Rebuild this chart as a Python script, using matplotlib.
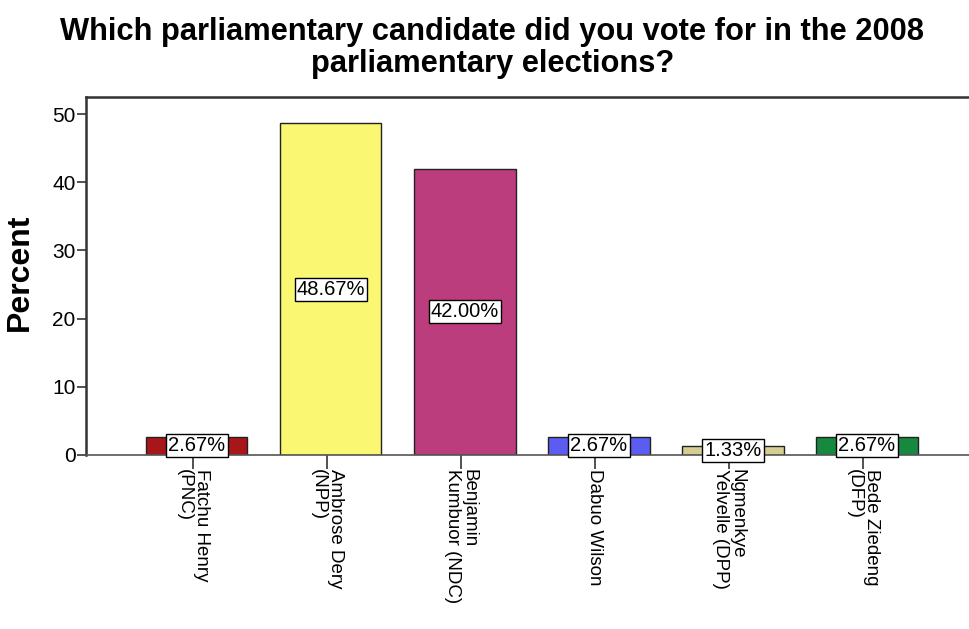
import matplotlib
matplotlib.use("Agg")
import matplotlib.pyplot as plt

categories = ["Fatchu Henry\n(PNC)", "Ambrose Dery\n(NPP)", "Benjamin\nKumbuor (NDC)",
              "Dabuo Wilson", "Ngmenkye\nYelvelle (DPP)", "Bede Ziedeng\n(DFP)"]
percents = [2.67, 48.67, 42.00, 2.67, 1.33, 2.67]
bar_labels = ["2.67%", "48.67%", "42.00%", "2.67%", "1.33%", "2.67%"]
colors = ["#A8161A", "#FAF772", "#BB3D7D", "#5C5CF2", "#D6CD93", "#17893F"]
yticks = [0, 10, 20, 30, 40, 50]
title = "Which parliamentary candidate did you vote for in the 2008\nparliamentary elections?"

plt.rcParams['font.family'] = ['Liberation Sans', 'DejaVu Sans']

W, H = 969, 629
fig = plt.figure(figsize=(W / 100, H / 100), dpi=100)
left, right, top, bottom = 86, 969, 97, 455
ax = fig.add_axes([left / W, (H - bottom) / H, (right - left) / W, (bottom - top) / H])

x = list(range(len(categories)))
ax.bar(x, percents, width=0.754, color=colors, edgecolor="#222222", linewidth=1.0, zorder=2)

for xi, v, lab in zip(x, percents, bar_labels):
    ax.text(xi, v / 2, lab, ha="center", va="center", fontsize=14.5, zorder=4,
            bbox=dict(boxstyle="square,pad=0.1", facecolor="white", edgecolor="black", linewidth=1.0))

ax.set_xlim(-0.828, 5.761)
ax.set_ylim(0, 52.5)
ax.set_yticks(yticks)
ax.set_yticklabels([str(t) for t in yticks], fontsize=15)
ax.set_xticks([xi - 0.03 for xi in x])
ax.set_xticklabels(categories, rotation=270, fontsize=13.5, ha="center", va="top",
                   multialignment="left", linespacing=0.95)
ax.tick_params(axis="y", length=6.5, width=1.2, pad=1, color="#333333")
ax.tick_params(axis="x", length=10, width=1.2, pad=0, color="#333333")

for s in ["left", "top"]:
    ax.spines[s].set_linewidth(1.8)
    ax.spines[s].set_color("#333333")
ax.spines["bottom"].set_linewidth(1.2)
ax.spines["bottom"].set_color("#555555")
ax.spines["right"].set_visible(False)

ax.set_ylabel("Percent", fontsize=23, fontweight="bold")
ax.yaxis.set_label_coords(-(86 - 35) / (right - left), 0.51)

fig.text(0.508, 1 - 17 / H, title, ha="center", va="top", fontsize=22.2, fontweight="bold",
         linespacing=1.08)

fig.savefig("out.png", dpi=100)
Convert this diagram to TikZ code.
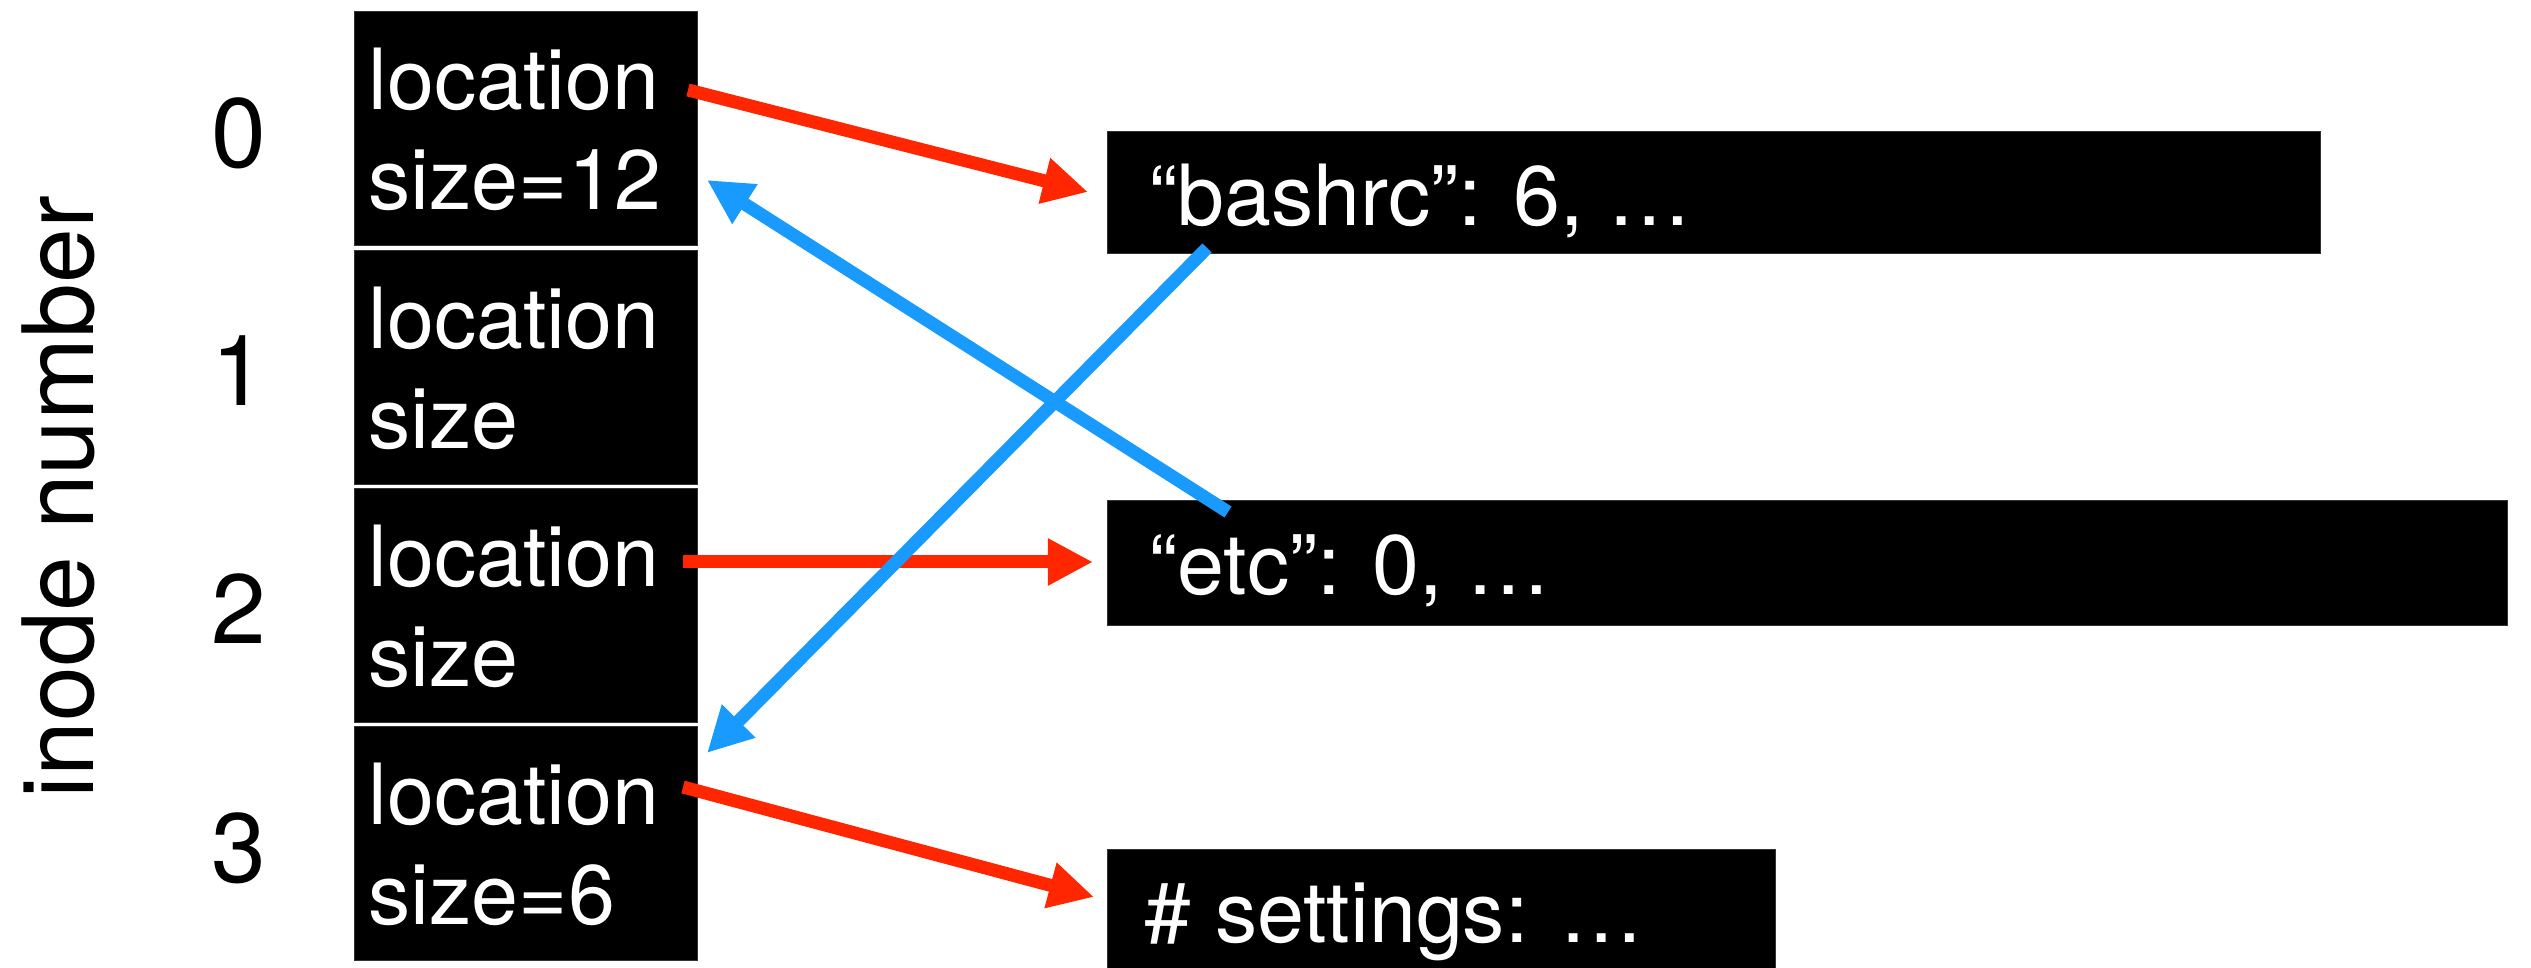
\documentclass[tikz,border=0pt]{standalone}
\usepackage{fontspec}
\setmainfont{TeX Gyre Heros}
\usetikzlibrary{arrows.meta,calc}
\definecolor{arrred}{RGB}{255,38,0}
\definecolor{arrblue}{RGB}{24,154,255}
\begin{document}
\begin{tikzpicture}[x=0.01cm,y=-0.01cm,
  inodebox/.style={fill=black,draw=black!80,line width=0.3pt,inner sep=0,anchor=north west,minimum width=3.43cm,minimum height=2.34cm},
  databox/.style={fill=black,draw=black!80,line width=0.3pt,inner sep=0,anchor=north west,minimum height=1.22cm},
  boxtext/.style={text=white,inner sep=0,anchor=base west,font=\fontsize{24}{28}\selectfont},
  numtext/.style={inner sep=0,font=\fontsize{28}{32}\selectfont},
  redarrow/.style={draw=arrred,line width=0.13cm,-{Triangle[length=0.45cm,width=0.44cm]}},
  bluearrow/.style={draw=arrblue,line width=0.13cm,-{Triangle[length=0.45cm,width=0.44cm]}}]
\useasboundingbox (0,0) rectangle (2531,968);

% inode boxes
\node[inodebox] (i0) at (354,11) {};
\node[inodebox] (i1) at (354,250) {};
\node[inodebox] (i2) at (354,488) {};
\node[inodebox] (i3) at (354,726) {};

\node[boxtext] (t0a) at ($(i0.north west)+(14,99)$) {location};
\node[boxtext] (t0b) at ($(i0.north west)+(14,199)$) {size=12};
\node[boxtext] (t1a) at ($(i1.north west)+(14,99)$) {location};
\node[boxtext] (t1b) at ($(i1.north west)+(14,199)$) {size};
\node[boxtext] (t2a) at ($(i2.north west)+(14,99)$) {location};
\node[boxtext] (t2b) at ($(i2.north west)+(14,199)$) {size};
\node[boxtext] (t3a) at ($(i3.north west)+(14,99)$) {location};
\node[boxtext] (t3b) at ($(i3.north west)+(14,199)$) {size=6};

% inode numbers
\node[numtext] (n0) at (239,133) {0};
\node[numtext] (n1) at (239,371) {1};
\node[numtext] (n2) at (239,609) {2};
\node[numtext] (n3) at (239,848) {3};
\node[numtext,rotate=90] (lab) at (58,497) {inode number};

% data boxes
\node[databox,minimum width=12.12cm] (d0) at (1107,131) {};
\node[databox,minimum width=13.99cm,minimum height=1.25cm] (d1) at (1107,500) {};
\node[databox,minimum width=6.68cm,minimum height=1.25cm] (d2) at (1107,849) {};

\node[boxtext] (dt0) at ($(d0.north west)+(42,95)$) {“bashrc”: 6, …};
\node[boxtext] (dt1) at ($(d1.north west)+(42,95)$) {“etc”: 0, …};
\node[boxtext] (dt2) at ($(d2.north west)+(37,94)$) {\# settings: …};

% connector end points
\coordinate (r0s) at (688,90);
\coordinate (r0e) at (1088,192);
\coordinate (r2s) at (683,562);
\coordinate (r2e) at (1093,562);
\coordinate (r3s) at (683,787);
\coordinate (r3e) at (1094,897);
\coordinate (b1s) at (1228,512);
\coordinate (b1e) at (707,180);
\coordinate (b0s) at (1207,248);
\coordinate (b0e) at (707,753);

\draw[redarrow] (r0s) -- (r0e);
\draw[redarrow] (r2s) -- (r2e);
\draw[redarrow] (r3s) -- (r3e);
\draw[bluearrow] (b1s) -- (b1e);
\draw[bluearrow] (b0s) -- (b0e);
\end{tikzpicture}
\end{document}
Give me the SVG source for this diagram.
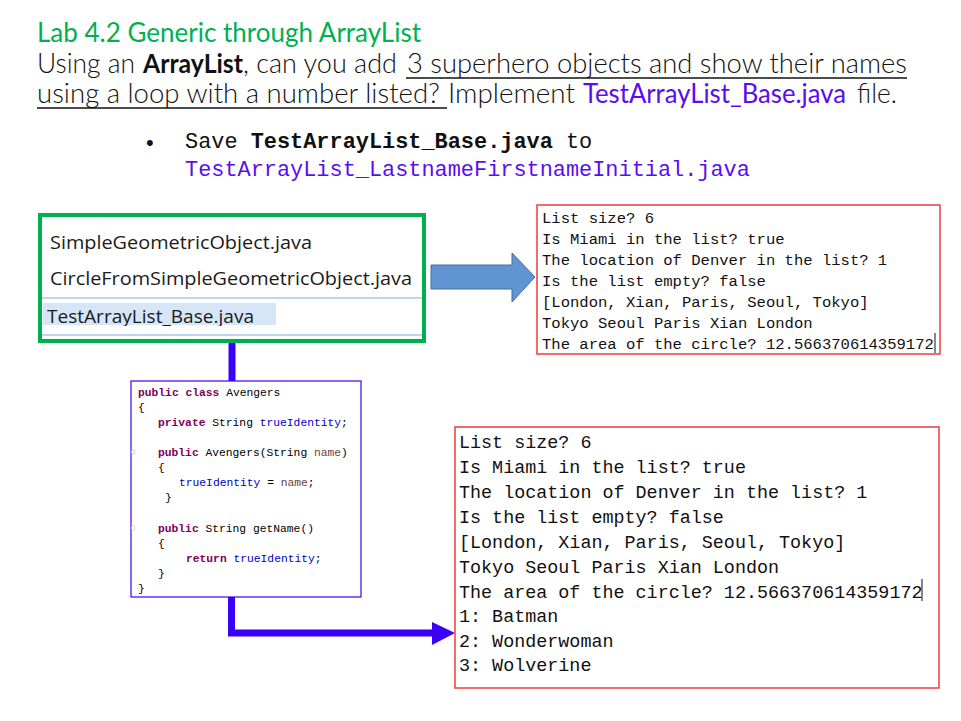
<svg xmlns="http://www.w3.org/2000/svg" width="961" height="721" viewBox="0 0 961 721">
<defs>
<style>
.hdr{font-family:Lato,"Open Sans","Liberation Sans",sans-serif;font-size:27px;font-weight:300;fill:#111}
.mono{font-family:"Liberation Mono","DejaVu Sans Mono",monospace}
.file{font-family:"Open Sans","Noto Sans","Liberation Sans",sans-serif;font-size:19px;fill:#1a1a1a}
.out1{font-family:"Liberation Mono",monospace;font-size:15.55px;fill:#111}
.out2{font-family:"Liberation Mono",monospace;font-size:18.4px;fill:#111}
.code{font-family:"Liberation Mono",monospace;font-size:11.3px;fill:#000}
.kw{fill:#7F0055;font-weight:bold}
.fld{fill:#0000C0}
.par{fill:#6A3E3E}
.redbox{fill:#fff;stroke:#F04848;stroke-width:1.6}
.conn{fill:none;stroke:#3A00F8;stroke-width:7}
</style>
<clipPath id="clipBase"><rect x="40" y="300" width="380" height="26"/></clipPath>
</defs>
<rect width="961" height="721" fill="#fff"/>

<g id="header">
<text class="hdr" x="37" y="42" style="fill:#00B050;font-weight:400" textLength="384" lengthAdjust="spacingAndGlyphs">Lab 4.2 Generic through ArrayList</text>
<text class="hdr" x="37" y="73" textLength="98" lengthAdjust="spacingAndGlyphs">Using an</text>
<text class="hdr" x="143" y="73" style="font-weight:bold" textLength="100" lengthAdjust="spacingAndGlyphs">ArrayList</text>
<text class="hdr" x="243" y="73" textLength="154" lengthAdjust="spacingAndGlyphs">, can you add</text>
<text class="hdr" x="407" y="73" textLength="500" lengthAdjust="spacingAndGlyphs">3 superhero objects and show their names</text>
<line x1="406" y1="78" x2="907" y2="78" stroke="#111" stroke-width="1.5"/>
<text class="hdr" x="37" y="103" textLength="403" lengthAdjust="spacingAndGlyphs">using a loop with a number listed?</text>
<line x1="37" y1="108" x2="447" y2="108" stroke="#111" stroke-width="1.5"/>
<text class="hdr" x="448" y="103" textLength="127" lengthAdjust="spacingAndGlyphs">Implement</text>
<text class="hdr" x="583" y="103" style="fill:#5A0CF2;font-weight:400" textLength="263" lengthAdjust="spacingAndGlyphs">TestArrayList_Base.java</text>
<text class="hdr" x="857" y="103" textLength="40" lengthAdjust="spacingAndGlyphs">file.</text>
<text x="146" y="150" font-family="Liberation Sans,sans-serif" font-size="22" fill="#111">•</text>
<text class="mono" x="185" y="148" font-size="21.9" fill="#111">Save <tspan font-weight="bold">TestArrayList_Base.java</tspan> to</text>
<text class="mono" x="185" y="176" font-size="21.9" fill="#5A0CF2">TestArrayList_LastnameFirstnameInitial.java</text>
</g>

<g id="connectors">
<polygon points="431,265 512,265 512,253 535,277 512,302 512,289 431,289" fill="#6194D2" stroke="#41719C" stroke-width="1"/>
<line class="conn" x1="232" y1="342" x2="232" y2="381" stroke-width="6"/>
<polyline class="conn" points="231.5,597 231.5,633 434,633"/>
<polygon points="432,622 455,633 432,645" fill="#3A00F8"/>
</g>

<g id="files">
<rect x="40" y="215" width="384" height="126" fill="#fff" stroke="#00B050" stroke-width="4"/>
<text class="file" x="50" y="249" textLength="262" lengthAdjust="spacingAndGlyphs">SimpleGeometricObject.java</text>
<text class="file" x="50" y="285" textLength="362" lengthAdjust="spacingAndGlyphs">CircleFromSimpleGeometricObject.java</text>
<line x1="42" y1="298" x2="422" y2="298" stroke="#A9C9E9" stroke-width="1.5"/>
<rect x="43" y="303" width="233" height="22" fill="#D6E6F7"/>
<text class="file" x="47" y="323" clip-path="url(#clipBase)" textLength="207" lengthAdjust="spacingAndGlyphs">TestArrayList_Base.java</text>
<line x1="42" y1="335" x2="422" y2="335" stroke="#A9C9E9" stroke-width="1.5"/>
</g>

<g id="output1">
<rect class="redbox" x="537" y="205" width="403" height="149"/>
<text class="out1" x="542" y="223">List size? 6</text>
<text class="out1" x="542" y="244">Is Miami in the list? true</text>
<text class="out1" x="542" y="265">The location of Denver in the list? 1</text>
<text class="out1" x="542" y="286">Is the list empty? false</text>
<text class="out1" x="542" y="307">[London, Xian, Paris, Seoul, Tokyo]</text>
<text class="out1" x="542" y="328">Tokyo Seoul Paris Xian London</text>
<text class="out1" x="542" y="349">The area of the circle? 12.566370614359172</text>
<line x1="935" y1="333" x2="935" y2="353" stroke="#111" stroke-width="1"/>
</g>

<g id="avengers">
<rect x="131" y="381" width="230" height="216" fill="#fff" stroke="#3A00F8" stroke-width="1.2"/>
<circle cx="133" cy="452" r="2" fill="none" stroke="#c8c8d8" stroke-width="0.8"/>
<circle cx="133" cy="528" r="2" fill="none" stroke="#c8c8d8" stroke-width="0.8"/>
<text class="code" x="138" y="396"><tspan class="kw">public class</tspan> Avengers</text>
<text class="code" x="138" y="411">{</text>
<text class="code" x="158" y="426"><tspan class="kw">private</tspan> String <tspan class="fld">trueIdentity</tspan>;</text>
<text class="code" x="158" y="456"><tspan class="kw">public</tspan> Avengers(String <tspan class="par">name</tspan>)</text>
<text class="code" x="158" y="471">{</text>
<text class="code" x="179" y="486"><tspan class="fld">trueIdentity</tspan> = <tspan class="par">name</tspan>;</text>
<text class="code" x="165" y="501">}</text>
<text class="code" x="158" y="532"><tspan class="kw">public</tspan> String getName()</text>
<text class="code" x="158" y="547">{</text>
<text class="code" x="186" y="562"><tspan class="kw">return</tspan> <tspan class="fld">trueIdentity</tspan>;</text>
<text class="code" x="158" y="577">}</text>
<text class="code" x="138" y="592">}</text>
</g>

<g id="output2">
<rect class="redbox" x="455" y="427" width="484" height="261"/>
<text class="out2" x="459" y="448">List size? 6</text>
<text class="out2" x="459" y="473">Is Miami in the list? true</text>
<text class="out2" x="459" y="498">The location of Denver in the list? 1</text>
<text class="out2" x="459" y="523">Is the list empty? false</text>
<text class="out2" x="459" y="548">[London, Xian, Paris, Seoul, Tokyo]</text>
<text class="out2" x="459" y="573">Tokyo Seoul Paris Xian London</text>
<text class="out2" x="459" y="598">The area of the circle? 12.566370614359172</text>
<text class="out2" x="459" y="622">1: Batman</text>
<text class="out2" x="459" y="647">2: Wonderwoman</text>
<text class="out2" x="459" y="671">3: Wolverine</text>
<line x1="922" y1="579" x2="922" y2="601" stroke="#111" stroke-width="1"/>
</g>
</svg>
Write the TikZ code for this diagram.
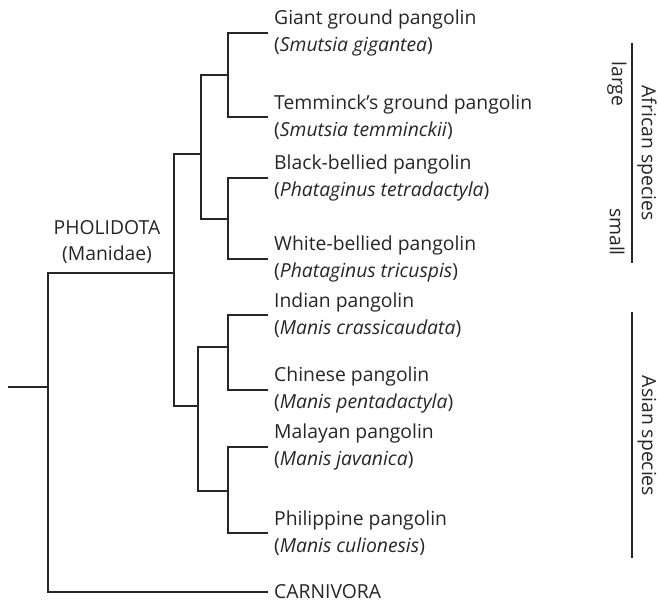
\documentclass[tikz,border=0pt]{standalone}
\usepackage{fontspec}
\setmainfont{Open Sans}
\usetikzlibrary{positioning}

\begin{document}
\begin{tikzpicture}[x=0.75pt, y=-0.75pt, line width=1.3pt, color=black!85,
leaf/.style={anchor=west, align=left, inner sep=4pt, font=\fontsize{14.5}{20}\selectfont},
clade/.style={align=center, inner sep=0pt, font=\fontsize{14.5}{19}\selectfont},
group/.style={rotate=-90, inner sep=0pt, font=\fontsize{14.5}{18}\selectfont}]
\useasboundingbox (0,0) rectangle (658,603);

% leaves
\node[leaf] (giant) at (268,33) {Giant ground pangolin\\(\textit{Smutsia gigantea})};
\node[leaf] (temm) at (268,117) {Temminck's ground pangolin\\(\textit{Smutsia temminckii})};
\node[leaf] (black) at (268,178) {Black-bellied pangolin\\(\textit{Phataginus tetradactyla})};
\node[leaf] (white) at (268,259) {White-bellied pangolin\\(\textit{Phataginus tricuspis})};
\node[leaf] (indian) at (268,315) {Indian pangolin\\(\textit{Manis crassicaudata})};
\node[leaf] (chinese) at (268,390) {Chinese pangolin\\(\textit{Manis pentadactyla})};
\node[leaf] (malayan) at (268,447) {Malayan pangolin\\(\textit{Manis javanica})};
\node[leaf] (phil) at (268,533) {Philippine pangolin\\(\textit{Manis culionesis})};
\node[leaf] (carniv) at (268,592) {CARNIVORA};
\node[clade] (pholi) at (107,242) {PHOLIDOTA\\(Manidae)};

% internal nodes
\coordinate (stub) at (8,387);
\coordinate (root) at (48,387);
\coordinate (mani) at (174,273);
\coordinate (afr) at (201,154);
\coordinate (asi) at (198,406);
\coordinate (smu) at (228,75);
\coordinate (pha) at (228,219);
\coordinate (ind) at (228,347);
\coordinate (mal) at (228,491);

\draw (stub) -- (root);
\draw (root) |- (mani);
\draw (root) |- (carniv.west);
\draw (mani) |- (afr);
\draw (mani) |- (asi);
\draw (afr) |- (smu);
\draw (afr) |- (pha);
\draw (asi) |- (ind);
\draw (asi) |- (mal);
\draw (smu) |- (giant.west);
\draw (smu) |- (temm.west);
\draw (pha) |- (black.west);
\draw (pha) |- (white.west);
\draw (ind) |- (indian.west);
\draw (ind) |- (chinese.west);
\draw (mal) |- (malayan.west);
\draw (mal) |- (phil.west);

% species groups
\coordinate (afrtop) at (632,43);
\coordinate (afrbot) at (632,263);
\coordinate (asitop) at (632,312);
\coordinate (asibot) at (632,558);
\draw (afrtop) -- (afrbot);
\draw (asitop) -- (asibot);
\node[group] (african) at (647,153) {African species};
\node[group] (large) at (617,84) {large};
\node[group] (small) at (617,232) {small};
\node[group] (asian) at (647,436) {Asian species};
\end{tikzpicture}
\end{document}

* **Problem**:
Find and count the lines of the data that include the string "this", and report that figure by itself.

* **Exercise output**:
4